Rejection of Distinct Statute of Limitations
The court addressed the plaintiffs' argument that their claims against Local 195 might be governed by a different statute of limitations than their claims against Hygrade. It noted that although Justice Stevens had suggested a potential distinction in his concurrence in a related case, the prevailing interpretation by the Third Circuit required a unified approach to the statute of limitations for both claims. The court relied on the precedent established in previous cases, emphasizing that the claims against the union and the employer were inherently intertwined. Because the resolution of the claim against the union was contingent upon the arbitration award, the court concluded that it should not apply a different statute of limitations to the union's alleged breach of duty. The court's adherence to the established precedent reinforced the idea that the claims must be treated consistently to preserve the integrity of the arbitration process and federal labor policy. Therefore, the court held that both claims were subject to the same 30-day limitation.

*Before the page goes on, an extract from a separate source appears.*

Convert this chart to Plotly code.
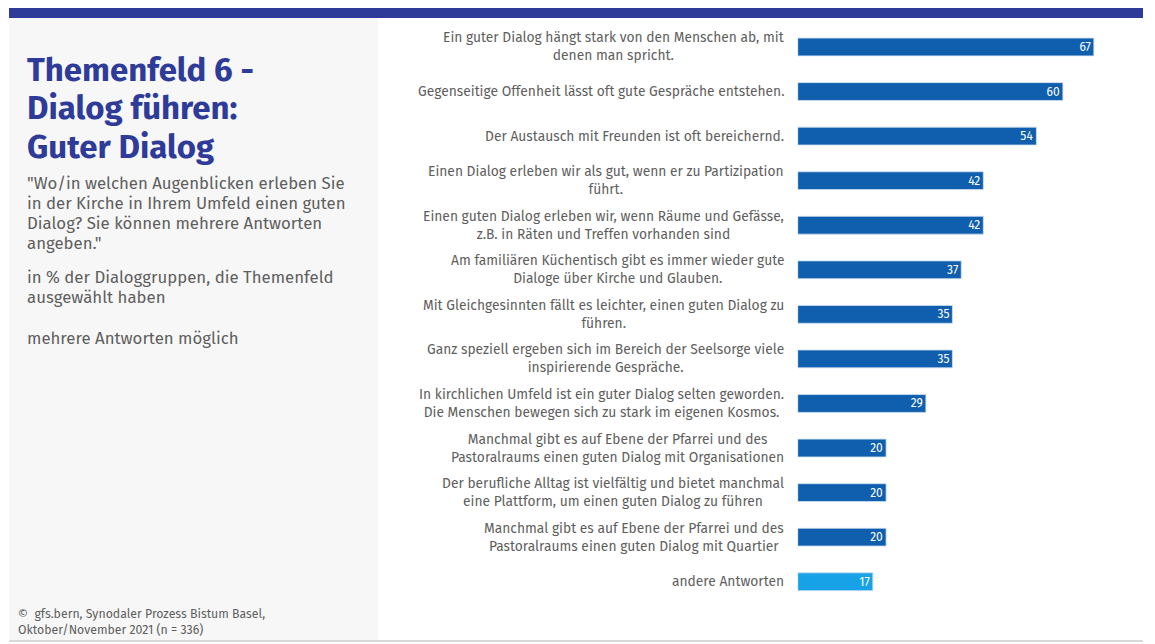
import plotly.graph_objects as go

W, H = 1155, 644
# the page body adds an 8px margin; positions below are in screen pixels
OFF = 8

categories = [
    "Ein guter Dialog hängt stark von den Menschen ab, mit<br>denen man spricht.",
    "Gegenseitige Offenheit lässt oft gute Gespräche entstehen.",
    "Der Austausch mit Freunden ist oft bereichernd.",
    "Einen Dialog erleben wir als gut, wenn er zu Partizipation<br>führt.",
    "Einen guten Dialog erleben wir, wenn Räume und Gefässe,<br>z.B. in Räten und Treffen vorhanden sind",
    "Am familiären Küchentisch gibt es immer wieder gute<br>Dialoge über Kirche und Glauben.",
    "Mit Gleichgesinnten fällt es leichter, einen guten Dialog zu<br>führen.",
    "Ganz speziell ergeben sich im Bereich der Seelsorge viele<br>inspirierende Gespräche.",
    "In kirchlichen Umfeld ist ein guter Dialog selten geworden.<br>Die Menschen bewegen sich zu stark im eigenen Kosmos.",
    "Manchmal gibt es auf Ebene der Pfarrei und des<br>Pastoralraums einen guten Dialog mit Organisationen",
    "Der berufliche Alltag ist vielfältig und bietet manchmal<br>eine Plattform, um einen guten Dialog zu führen",
    "Manchmal gibt es auf Ebene der Pfarrei und des<br>Pastoralraums einen guten Dialog mit Quartier",
    "andere Antworten",
]
values = [67, 60, 54, 42, 42, 37, 35, 35, 29, 20, 20, 20, 17]
is_other = [False] * 12 + [True]

title_lines = ["Themenfeld 6 -", "Dialog führen:", "Guter Dialog"]
question_lines = ['"Wo/in welchen Augenblicken erleben Sie', "in der Kirche in Ihrem Umfeld einen guten",
                  "Dialog? Sie können mehrere Antworten", 'angeben."']
base_lines = ["in % der Dialoggruppen, die Themenfeld", "ausgewählt haben"]
multi_lines = ["mehrere Antworten möglich"]
source_lines = ["©  gfs.bern, Synodaler Prozess Bistum Basel,", "Oktober/November 2021 (n = 336)"]

DARK_BLUE = "#0f5fae"
LIGHT_BLUE = "#17a2e8"
NAVY = "#2e3b98"
GREY_TEXT = "#5e5e5e"
FONT = "Fira Sans, Open Sans, sans-serif"


def px_x(x):
    return (x - OFF) / W


def px_y(y):
    return 1 - (y - OFF) / H


ids = list(range(len(categories)))
colors = [LIGHT_BLUE if o else DARK_BLUE for o in is_other]

fig = go.Figure(go.Bar(
    y=ids, x=values, orientation="h",
    marker=dict(color=colors, line=dict(color="#cfe0f2", width=0.8)),
    width=0.4,
    text=[str(v) for v in values], textposition="inside", insidetextanchor="end",
    textangle=0, constraintext="none",
    textfont=dict(color="white", size=12, family=FONT),
    hoverinfo="skip",
))

x_start = 797.7
fig.update_xaxes(range=[0, 75], domain=[px_x(x_start), px_x(x_start + 75 * 4.42)],
                 visible=False, fixedrange=True)
fig.update_yaxes(range=[len(categories) - 0.5, -0.5], domain=[px_y(604), px_y(24.7)],
                 visible=False, fixedrange=True)

annotations = []
for i, cat in enumerate(categories):
    annotations.append(dict(
        x=px_x(x_start), xref="paper", y=i, yref="y", text=cat,
        xanchor="right", yanchor="middle", align="center", xshift=-12, showarrow=False,
        font=dict(size=13.8, color=GREY_TEXT, family=FONT),
    ))


def text_block(lines, x, y0, step, size, color, bold=False):
    for k, line in enumerate(lines):
        annotations.append(dict(
            x=px_x(x), y=px_y(y0 + k * step), xref="paper", yref="paper",
            text=f"<b>{line}</b>" if bold else line,
            xanchor="left", yanchor="middle", align="left", showarrow=False,
            font=dict(size=size, color=color, family=FONT),
        ))


text_block(title_lines, 25, 70, 38.5, 33, NAVY, bold=True)
text_block(question_lines, 25, 182.5, 20.2, 16.8, GREY_TEXT)
text_block(base_lines, 25, 276.5, 20.2, 16.8, GREY_TEXT)
text_block(multi_lines, 25, 338, 20.2, 16.8, GREY_TEXT)
text_block(source_lines, 16, 613, 16, 12.3, GREY_TEXT)

shapes = [
    dict(type="rect", xref="paper", yref="paper", layer="below",
         x0=px_x(9), x1=px_x(378), y0=px_y(640), y1=px_y(18),
         fillcolor="#f7f7f7", line=dict(width=0)),
    dict(type="rect", xref="paper", yref="paper",
         x0=px_x(9), x1=px_x(1143), y0=px_y(18), y1=px_y(8),
         fillcolor=NAVY, line=dict(width=0)),
    dict(type="line", xref="paper", yref="paper",
         x0=px_x(9), x1=px_x(1143), y0=px_y(641), y1=px_y(641),
         line=dict(color="#cccccc", width=1.5)),
]

fig.update_layout(
    width=W, height=H,
    margin=dict(l=0, r=0, t=0, b=0),
    paper_bgcolor="white", plot_bgcolor="rgba(0,0,0,0)",
    showlegend=False,
    font=dict(family=FONT, color=GREY_TEXT),
    annotations=annotations, shapes=shapes,
)

fig.write_html("out.html", config={"displayModeBar": False})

Allegations of Fraud and Tolling the Statute
The plaintiffs contended that their action should be considered timely due to allegations of fraud, which they argued would toll the statute of limitations. However, the court found that the allegations of fraud were insufficiently detailed to warrant tolling. The plaintiffs claimed that they had learned that witnesses provided untruthful testimony during the arbitration, which they believed influenced the arbitrator’s decision. Nevertheless, the court noted that the complaint did not specify that the defendants had knowingly presented false testimony or had any intent to deceive. The court highlighted the necessity for fraud claims to be pled with particularity, as required under federal rules. The lack of specific details regarding the alleged false testimony and the absence of a timeline for when the plaintiffs learned of the purported fraud meant that the complaint did not meet the necessary legal standards. As a result, the court determined that the statute of limitations was not tolled, and the plaintiffs' claims were time-barred.
Conclusion of the Court
Ultimately, the court granted the defendants' motion for judgment on the pleadings, concluding that the plaintiffs' claims against both Hygrade and Local 195 were barred by the applicable statute of limitations. The court's analysis underscored the importance of adhering to the 30-day limitation for actions seeking to vacate an arbitration award under Pennsylvania law. By confirming that both claims were governed by the same statutory framework, the court reinforced the principle of uniformity in labor dispute resolution. Additionally, the court clarified that the plaintiffs' failure to sufficiently allege fraud meant that there was no basis for tolling the statute of limitations. Consequently, the court did not need to address other arguments raised by the plaintiffs regarding the sufficiency of their claims, as the statute of limitations alone was sufficient to resolve the matter in favor of the defendants. The court's decision highlighted the procedural rigor necessary in labor disputes and the need for timely action by plaintiffs following arbitration outcomes.